Stated problem | State how many lines in the records hold the word "this", giving the number and no other text.

Figure scripts |
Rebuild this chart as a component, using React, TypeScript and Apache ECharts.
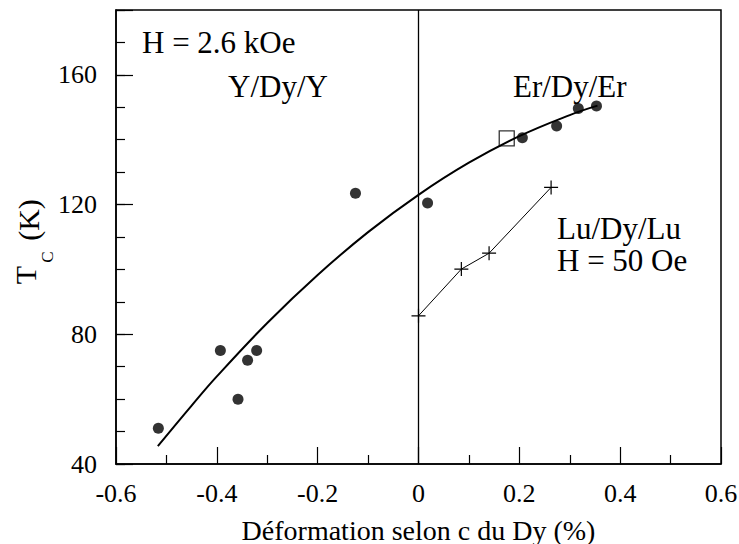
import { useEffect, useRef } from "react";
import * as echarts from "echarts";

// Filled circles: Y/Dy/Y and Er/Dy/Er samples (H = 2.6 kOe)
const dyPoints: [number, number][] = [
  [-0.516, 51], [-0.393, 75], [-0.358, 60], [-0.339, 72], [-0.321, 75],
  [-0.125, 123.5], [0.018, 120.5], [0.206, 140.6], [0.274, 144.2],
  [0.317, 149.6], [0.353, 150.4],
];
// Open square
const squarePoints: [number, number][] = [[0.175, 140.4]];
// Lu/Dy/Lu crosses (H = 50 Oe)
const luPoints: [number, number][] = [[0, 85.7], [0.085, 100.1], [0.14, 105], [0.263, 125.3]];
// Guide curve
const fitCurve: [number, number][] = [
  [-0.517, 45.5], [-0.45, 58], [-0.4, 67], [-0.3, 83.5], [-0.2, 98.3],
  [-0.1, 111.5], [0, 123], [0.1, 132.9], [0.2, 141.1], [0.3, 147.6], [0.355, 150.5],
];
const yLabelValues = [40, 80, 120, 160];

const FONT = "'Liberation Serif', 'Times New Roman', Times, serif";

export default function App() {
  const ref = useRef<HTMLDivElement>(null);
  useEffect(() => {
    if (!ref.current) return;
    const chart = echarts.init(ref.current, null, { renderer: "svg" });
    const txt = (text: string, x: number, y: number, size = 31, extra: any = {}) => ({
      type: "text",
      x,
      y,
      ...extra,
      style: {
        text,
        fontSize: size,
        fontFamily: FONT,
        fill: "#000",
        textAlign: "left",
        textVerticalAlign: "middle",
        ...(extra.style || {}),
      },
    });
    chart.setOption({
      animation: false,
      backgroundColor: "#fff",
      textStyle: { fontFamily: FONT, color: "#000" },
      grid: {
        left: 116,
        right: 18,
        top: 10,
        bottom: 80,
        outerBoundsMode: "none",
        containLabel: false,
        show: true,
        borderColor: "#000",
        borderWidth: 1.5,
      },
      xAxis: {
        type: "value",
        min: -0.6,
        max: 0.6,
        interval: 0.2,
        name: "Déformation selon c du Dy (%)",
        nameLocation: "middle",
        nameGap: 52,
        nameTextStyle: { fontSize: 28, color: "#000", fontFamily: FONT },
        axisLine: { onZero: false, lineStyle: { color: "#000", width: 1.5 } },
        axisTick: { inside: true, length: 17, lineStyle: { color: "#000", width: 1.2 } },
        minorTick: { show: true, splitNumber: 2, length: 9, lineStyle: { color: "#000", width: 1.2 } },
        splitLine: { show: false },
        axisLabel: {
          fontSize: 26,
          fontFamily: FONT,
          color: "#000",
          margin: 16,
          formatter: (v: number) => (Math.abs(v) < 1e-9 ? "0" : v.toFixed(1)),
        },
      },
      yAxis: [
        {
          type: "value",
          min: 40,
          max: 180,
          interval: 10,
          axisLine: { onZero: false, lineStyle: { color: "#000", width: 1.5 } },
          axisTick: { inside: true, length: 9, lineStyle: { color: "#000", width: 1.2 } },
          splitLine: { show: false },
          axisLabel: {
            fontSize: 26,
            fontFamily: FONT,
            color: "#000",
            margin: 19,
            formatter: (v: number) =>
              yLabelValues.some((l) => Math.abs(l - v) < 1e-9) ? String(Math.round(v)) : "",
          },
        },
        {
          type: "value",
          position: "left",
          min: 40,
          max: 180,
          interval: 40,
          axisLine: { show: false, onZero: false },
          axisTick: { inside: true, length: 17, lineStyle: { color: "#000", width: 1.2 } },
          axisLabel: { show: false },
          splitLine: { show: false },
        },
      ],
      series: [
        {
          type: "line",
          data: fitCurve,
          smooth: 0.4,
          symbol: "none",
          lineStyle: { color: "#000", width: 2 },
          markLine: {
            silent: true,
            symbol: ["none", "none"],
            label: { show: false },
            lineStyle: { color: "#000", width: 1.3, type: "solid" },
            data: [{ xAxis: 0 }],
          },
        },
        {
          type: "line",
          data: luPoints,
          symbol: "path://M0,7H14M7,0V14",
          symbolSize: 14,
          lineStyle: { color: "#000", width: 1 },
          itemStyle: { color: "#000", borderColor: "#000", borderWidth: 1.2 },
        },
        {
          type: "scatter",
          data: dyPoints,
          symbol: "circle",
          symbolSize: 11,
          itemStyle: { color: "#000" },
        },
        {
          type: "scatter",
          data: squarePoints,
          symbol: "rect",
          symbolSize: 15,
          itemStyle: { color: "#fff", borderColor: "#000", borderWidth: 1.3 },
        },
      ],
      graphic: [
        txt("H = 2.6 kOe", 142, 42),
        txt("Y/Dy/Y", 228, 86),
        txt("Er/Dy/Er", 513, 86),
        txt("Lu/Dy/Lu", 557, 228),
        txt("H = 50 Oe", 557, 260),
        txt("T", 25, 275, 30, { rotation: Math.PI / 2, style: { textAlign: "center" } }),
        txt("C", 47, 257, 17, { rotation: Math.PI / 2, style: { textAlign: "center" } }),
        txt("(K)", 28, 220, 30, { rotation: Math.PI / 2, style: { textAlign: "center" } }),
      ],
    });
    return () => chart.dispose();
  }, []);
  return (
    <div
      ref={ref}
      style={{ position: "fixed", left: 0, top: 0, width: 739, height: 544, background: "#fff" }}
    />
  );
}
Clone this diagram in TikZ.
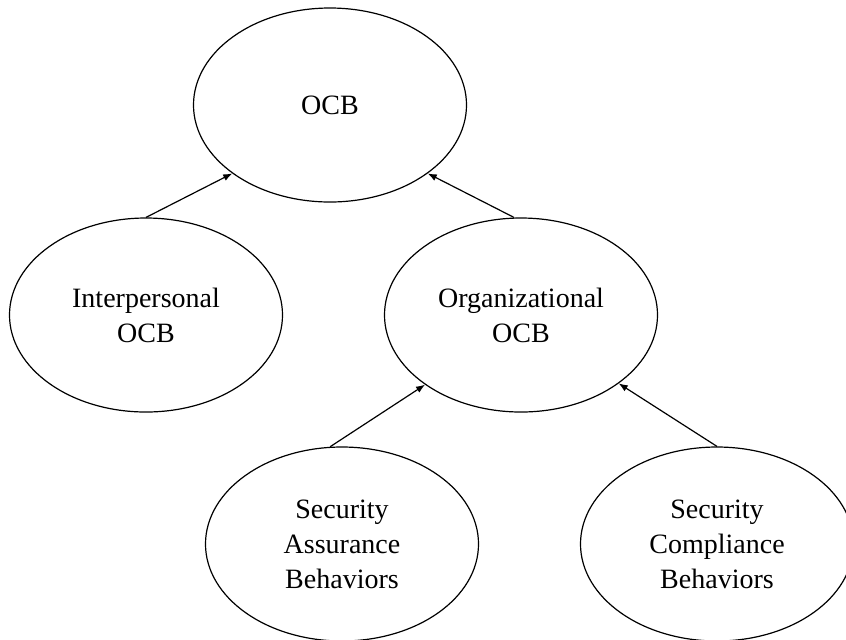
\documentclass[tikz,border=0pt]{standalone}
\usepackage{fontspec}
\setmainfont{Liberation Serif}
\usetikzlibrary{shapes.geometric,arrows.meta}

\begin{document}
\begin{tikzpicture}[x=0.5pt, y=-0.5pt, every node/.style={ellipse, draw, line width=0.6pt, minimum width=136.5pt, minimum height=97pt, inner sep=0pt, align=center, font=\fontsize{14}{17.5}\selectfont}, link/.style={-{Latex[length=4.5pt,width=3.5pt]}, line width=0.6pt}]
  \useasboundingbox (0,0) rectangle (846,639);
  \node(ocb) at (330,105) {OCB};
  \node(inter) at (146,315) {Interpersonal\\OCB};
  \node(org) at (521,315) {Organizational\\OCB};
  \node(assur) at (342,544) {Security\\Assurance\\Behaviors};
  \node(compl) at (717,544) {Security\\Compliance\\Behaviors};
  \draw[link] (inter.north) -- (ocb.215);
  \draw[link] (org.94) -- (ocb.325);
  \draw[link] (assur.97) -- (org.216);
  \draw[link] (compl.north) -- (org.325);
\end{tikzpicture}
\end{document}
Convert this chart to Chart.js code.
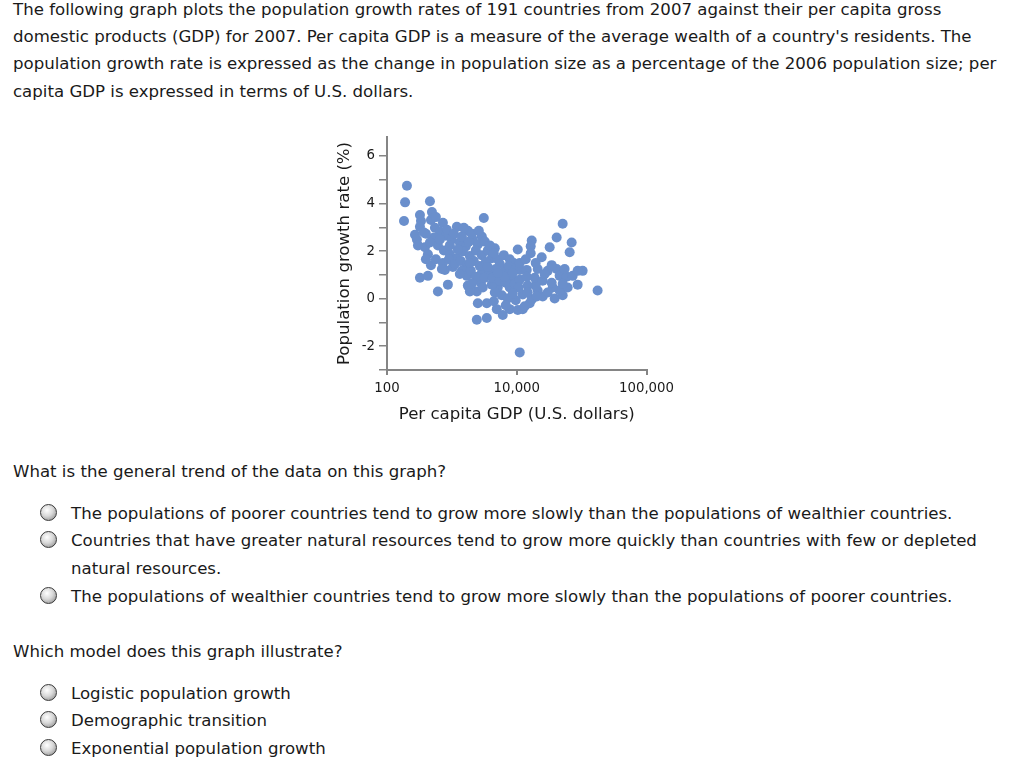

Task solution | 3